Éramos cinco irmãos. Duas raparigas e três rapazes. Nós começávamos a trabalhar logo de pequeninos. Quando andávamos na escola, ao meio-dia, vínhamos almoçar. A minha mãe, que Deus tem, já tinha o comer pronto. Comia e lá ia ela com o cesto levar o almoço ao meu pai que, às vezes, andava a serrar pinheiros. A serrar madeira, para as casas. E lá ia eu, também. Ainda era longe. Quando vinha de volta, já estavam a entrar para a escola. A professora até havia de me dar uma tolerância, porque eu não andava a brincar, andava a trabalhar. Alguns andavam na brincadeira. Mas, às vezes, chamava-me lá à secretária e ainda dava. Toma! Que é para almoçares. Quando chegava à escola, ainda levava tareia. À tarde, quando saíamos, aí vão eles trabalhar. Já ficava marcado ao meio-dia o que havíamos de fazer à tarde. Ou íamos botar o gado, pô-lo a pastar ou buscar uma lenhita, umas pinhas e uns pauzitos, porque os nossos pais não tinham tempo para andar atrás delas. Nós, as rapariguitas, ajuntávamo-nos e íamos para os pinheiros. Trazíamos umas pinhas ou uns pauzitos e os nossos pais já ficavam todos contentes. À noite, já dava para se aquecerem.

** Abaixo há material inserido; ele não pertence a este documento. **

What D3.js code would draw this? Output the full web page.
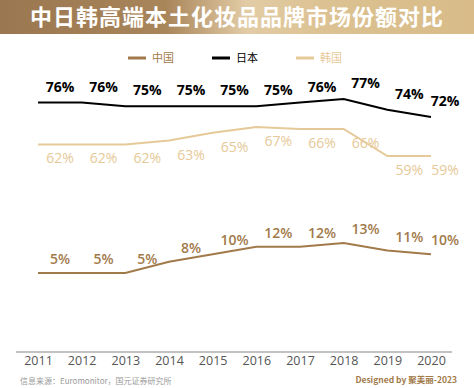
<!DOCTYPE html>
<html>
<head>
<meta charset="utf-8">
<script src="https://cdn.jsdelivr.net/npm/d3@7"></script>
<style>
  body { margin: 0; background: #fff; }
  svg { display: block; font-family: "Noto Sans CJK SC", "Open Sans", sans-serif; }
</style>
</head>
<body>
<svg id="chart" width="474" height="388"></svg>
<script>
var years = ["2011", "2012", "2013", "2014", "2015", "2016", "2017", "2018", "2019", "2020"];
var chinaShare = [5, 5, 5, 8, 10, 12, 12, 13, 11, 10];
var japanShare = [76, 76, 75, 75, 75, 75, 76, 77, 74, 72];
var koreaShare = [62, 62, 62, 63, 65, 67, 66, 66, 59, 59];
var seriesNames = ["中国", "日本", "韩国"];

var titleText = "中日韩高端本土化妆品品牌市场份额对比";
var sourceText = "信息来源：Euromonitor，国元证券研究所";
var creditText = "Designed by 聚美丽-2023";

var colors = { "中国": "#a27a4a", "日本": "#000000", "韩国": "#e6c998" };

document.addEventListener('DOMContentLoaded', function () {
    drawChart();
});

function drawChart() {
    var svg = d3.select('#chart');

    // title bar with gradient
    var defs = svg.append('defs');
    var grad = defs.append('linearGradient').attr('id', 'titleGrad')
        .attr('x1', '0%').attr('x2', '100%');
    grad.append('stop').attr('offset', '0%').attr('stop-color', '#9a7750');
    grad.append('stop').attr('offset', '35%').attr('stop-color', '#a9855a');
    grad.append('stop').attr('offset', '52%').attr('stop-color', '#e2cca6');
    grad.append('stop').attr('offset', '68%').attr('stop-color', '#dcc292');
    grad.append('stop').attr('offset', '100%').attr('stop-color', '#d8bb88');

    svg.append('rect').attr('x', 0).attr('y', 0).attr('width', 474).attr('height', 34)
        .attr('fill', 'url(#titleGrad)');
    svg.append('text').attr('x', 237).attr('y', 25)
        .attr('text-anchor', 'middle')
        .style('font-size', '22px').style('font-weight', 'bold')
        .style('letter-spacing', '1px')
        .attr('fill', '#fff').text(titleText);

    // scales (the y axis is broken between the series bands)
    var x = d3.scalePoint().domain(years).range([38, 431]);
    var y = d3.scaleLinear().domain([5, 13, 59, 66, 72, 77]).range([273, 243, 156, 129, 117, 99]);

    // axis
    var xAxis = d3.axisBottom(x).tickSize(0).tickPadding(4);
    var gx = svg.append('g').attr('transform', 'translate(0,352)').call(xAxis);
    gx.select('.domain').remove();
    gx.selectAll('text').style('font-size', '12.5px').style('font-family', '"Open Sans", sans-serif')
        .attr('fill', '#555');
    svg.append('line').attr('x1', 16).attr('x2', 452).attr('y1', 352).attr('y2', 352)
        .attr('stroke', '#c2c2c2').attr('stroke-width', 2);

    var series = [
        { name: "日本", values: japanShare, dy: -16, weight: 'bold' },
        { name: "韩国", values: koreaShare, dy: 14, weight: 'normal' },
        { name: "中国", values: chinaShare, dy: -14, weight: '600' }
    ];

    var line = d3.line()
        .x(function (d, i) { return x(years[i]); })
        .y(function (d) { return y(d); });

    series.forEach(function (s) {
        svg.append('path').datum(s.values)
            .attr('d', line)
            .attr('fill', 'none')
            .attr('stroke', colors[s.name])
            .attr('stroke-width', 2);

        svg.selectAll('.lbl-' + s.name)
            .data(s.values)
            .enter()
            .append('text')
            .attr('class', 'lbl-' + s.name)
            .attr('x', function (d, i) { return i === years.length - 1 ? x(years[i]) + 14 : x(years[i]) + 22; })
            .attr('y', function (d) { return y(d) + s.dy + 5; })
            .attr('text-anchor', 'middle')
            .style('font-size', '14px')
            .style('font-weight', s.weight)
            .style('font-family', '"Open Sans", sans-serif')
            .attr('fill', colors[s.name])
            .text(function (d) { return d + '%'; });
    });

    // legend
    var legendX = [128, 212, 296];
    var legend = svg.selectAll('.legend')
        .data(seriesNames)
        .enter()
        .append('g')
        .attr('class', 'legend')
        .attr('transform', function (d, i) { return 'translate(' + legendX[i] + ',58)'; });
    legend.append('line').attr('x1', 0).attr('x2', 18).attr('y1', 0).attr('y2', 0)
        .attr('stroke', function (d) { return colors[d]; }).attr('stroke-width', 3);
    legend.append('text').attr('x', 24).attr('y', 4)
        .style('font-size', '11px')
        .attr('fill', function (d) { return colors[d]; })
        .text(function (d) { return d; });

    // footer
    svg.append('text').attr('x', 20).attr('y', 384)
        .style('font-size', '8px').attr('fill', '#9a9a9a').text(sourceText);
    svg.append('text').attr('x', 457).attr('y', 383).attr('text-anchor', 'end')
        .style('font-size', '8.5px').style('font-weight', 'bold')
        .attr('fill', '#a27a4a').text(creditText);
}
</script>
</body>
</html>
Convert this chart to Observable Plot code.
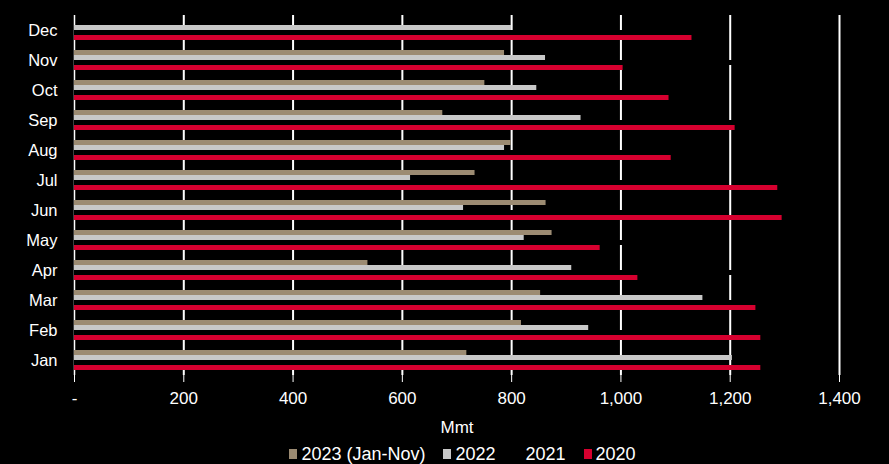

Os rapazes andavam aí sempre pelos barrocos. Havia aquelas poças grandes para estancar a água para depois a gente regar. Andavam lá sempre metidos nos poços em carrapatos a nado. Mas as pessoas, às vezes, queixavam-se:
- “Ai! Foram botar a poça a tal lado!”
Aquilo tinha uma laje grande, com um buraco por onde saía a água e um pau para tapar. Ora, eles até nem faziam aquilo por maldade, com certeza. Só que a nadar lá lhe tocavam. Pronto, ia-se a água embora. Quando as pessoas chegavam para regar - e, às vezes, com o renovo a precisar da água - já ela lá não estava. Já se tinha ido embora.
As raparigas ficavam em casa a trabalhar ou a brincar umas com as outras, com uns bonequitos quaisquer. A gente aqui não tinha bonecos, mas as raparigas tinham os pais em Lisboa. Quando era pelo Natal davam uns brinquedos aos filhos. Quando era mais crescida, tive uma boneca. Mas quando era assim pequeninita, e andava na escola, que é delas? Nada! Às vezes faziam-nas de trapos. Aquelas bruxas de trapos. Mesmo nós as fazíamos. Não havia doutras. E nós, tão contentes, a brincar com aquilo. Não havia outra coisa. Passávamos assim o tempo.